4. **Use the first initial condition ($$x=0$$ when $$t=0$$)**:
Plug in $$t=0$$ and $$x=0$$ into our general solution:
$$0 = e^{-\zeta\omega (0)}(A \cos(\omega\beta (0)) + B \sin(\omega\beta (0)))$$
$$0 = e^0(A \cos(0) + B \sin(0))$$
Since $$e^0=1$$, $$\cos(0)=1$$, and $$\sin(0)=0$$:
$$0 = 1(A \cdot 1 + B \cdot 0)$$
$$0 = A$$
So, our solution simplifies to:
$$x(t) = e^{-\zeta\omega t}(0 \cdot \cos(\omega\beta t) + B \sin(\omega\beta t))$$
$$x(t) = B e^{-\zeta\omega t} \sin(\omega\beta t)$$

5. **Use the second initial condition ($$\dot{x}=\beta \omega$$ when $$t=0$$)**:
First, we need to find $$\dot{x}(t)$$ (which is the speed, or derivative of $$x(t)$$). We use the product rule for differentiation (think of it as "derivative of first part times second part, plus first part times derivative of second part"):
If $$x(t) = B e^{-\zeta\omega t} \sin(\omega\beta t)$$
The derivative of $$B e^{-\zeta\omega t}$$ is $$-B\zeta\omega e^{-\zeta\omega t}$$.

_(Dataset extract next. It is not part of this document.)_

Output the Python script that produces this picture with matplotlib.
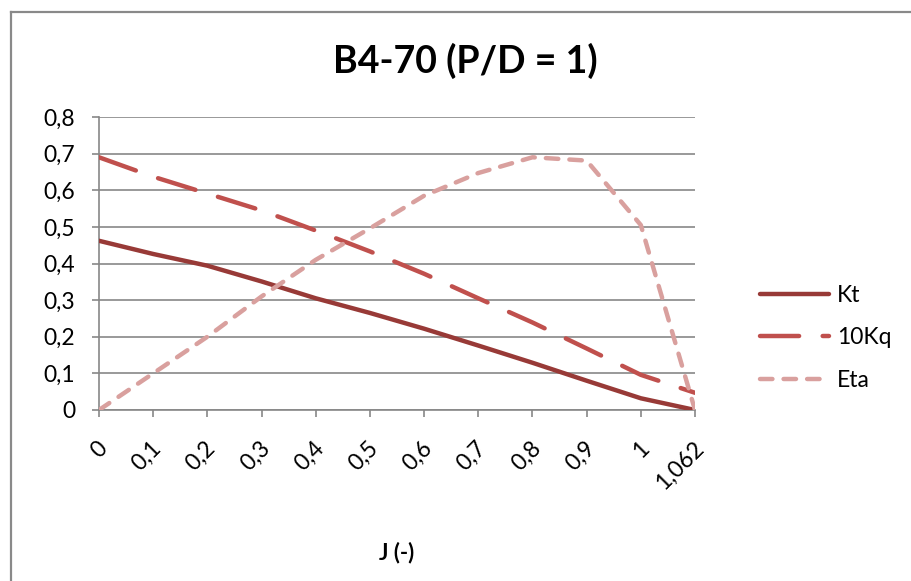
import matplotlib
matplotlib.use("Agg")
import matplotlib.pyplot as plt
import matplotlib.transforms as mtransforms
from matplotlib.lines import Line2D

plt.rcParams['font.family'] = ['Lato', 'DejaVu Sans']

# J values as categories (Excel line chart -> equally spaced)
j_labels = ['0', '0,1', '0,2', '0,3', '0,4', '0,5', '0,6', '0,7', '0,8', '0,9', '1', '1,062']
kt = [0.462, 0.426, 0.394, 0.351, 0.305, 0.265, 0.222, 0.176, 0.129, 0.080, 0.032, 0.0]
kq10 = [0.690, 0.637, 0.591, 0.545, 0.490, 0.433, 0.372, 0.305, 0.239, 0.168, 0.096, 0.047]
eta = [0.0, 0.100, 0.200, 0.310, 0.410, 0.496, 0.585, 0.647, 0.690, 0.681, 0.505, 0.0]
y_ticks = [0, 0.1, 0.2, 0.3, 0.4, 0.5, 0.6, 0.7, 0.8]

grid_col = '#878787'
x = list(range(len(j_labels)))

fig = plt.figure(figsize=(9.12, 5.81), dpi=100)
ax = fig.add_axes([99 / 912, 1 - 410 / 581, (695 - 99) / 912, (410 - 117) / 581])

lw = 3.2
ax.plot(x, kt, color='#983A37', lw=lw, solid_capstyle='round', label='Kt', zorder=3)
ax.plot(x, kq10, color='#C0504D', lw=lw, dashes=(8.8, 5.3), dash_capstyle='round',
        label='10Kq', zorder=3)
ax.plot(x, eta, color='#D9A09E', lw=lw, dashes=(2.8, 2.5), dash_capstyle='round',
        label='Eta', zorder=3)

ax.set_xlim(0, len(j_labels) - 1)
ax.set_ylim(0, 0.8)
ax.set_yticks(y_ticks)
ax.set_yticklabels([('%.1f' % v).replace('.', ',') if v else '0' for v in y_ticks])
ax.set_xticks(x)
ax.set_xticklabels(j_labels, rotation=45, ha='right', va='center', rotation_mode='anchor')

ax.grid(axis='y', color=grid_col, lw=1.2)
ax.set_axisbelow(True)
for s in ['top', 'right']:
    ax.spines[s].set_visible(False)
for s in ['left', 'bottom']:
    ax.spines[s].set_color(grid_col)
    ax.spines[s].set_linewidth(1.2)
ax.tick_params(axis='both', direction='out', length=5, width=1.2, color=grid_col, labelsize=16.5)
ax.tick_params(axis='y', pad=12)
ax.tick_params(axis='x', pad=20)

# nudge the rotated J labels a little to the right, like Excel places them
shift = mtransforms.ScaledTranslation(5 / 100, 0, fig.dpi_scale_trans)
for lab in ax.get_xticklabels():
    lab.set_transform(lab.get_transform() + shift)

ax.set_xlabel('J (-)', fontsize=16, fontweight='bold')
ax.xaxis.set_label_coords(0.5, -0.45)

fig.text(465 / 912, 1 - 61 / 581, 'B4-70 (P/D = 1)', fontsize=27, fontweight='bold',
         ha='center', va='center')

ax.legend(loc='center left', bbox_to_anchor=(760 / 912, 1 - 338 / 581),
          bbox_transform=fig.transFigure, frameon=False, fontsize=16.5,
          handlelength=3.0, handletextpad=0.35, labelspacing=0.95,
          borderpad=0, borderaxespad=0)

# outer chart frame (left and top edges visible)
fig.add_artist(Line2D([11.5 / 912, 11.5 / 912], [0, 1 - 12 / 581], color='#898989', lw=1.6))
fig.add_artist(Line2D([11.5 / 912, 1], [1 - 12 / 581, 1 - 12 / 581], color='#898989', lw=1.6))

fig.savefig('out.png', dpi=100)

The derivative of $$\sin(\omega\beta t)$$ is $$\omega\beta \cos(\omega\beta t)$$.
So, $$\dot{x}(t) = (-B\zeta\omega e^{-\zeta\omega t}) \sin(\omega\beta t) + (B e^{-\zeta\omega t}) (\omega\beta \cos(\omega\beta t))$$
Now, plug in $$t=0$$:
$$\dot{x}(0) = (-B\zeta\omega e^0) \sin(0) + (B e^0) (\omega\beta \cos(0))$$
$$\dot{x}(0) = (-B\zeta\omega \cdot 1 \cdot 0) + (B \cdot 1 \cdot \omega\beta \cdot 1)$$
$$\dot{x}(0) = 0 + B\omega\beta$$
$$\dot{x}(0) = B\omega\beta$$
We are given that $$\dot{x}(0) = \beta\omega$$. So:
$$B\omega\beta = \beta\omega$$
Since $$\omega$$ and $$\beta$$ are not zero (because it's an oscillating system and $$\zeta < 1$$), we can divide both sides by $$\omega\beta$$:
$$B = 1$$

6. **Put everything together**:
Now that we know $$A=0$$ and $$B=1$$, we can plug these values back into our general solution.
$$x(t) = 1 \cdot e^{-\zeta\omega t} \sin(\omega\beta t)$$
$$x(t) = e^{-\zeta\omega t} \sin(\beta\omega t)$$
And that's exactly what we needed to show! Yay!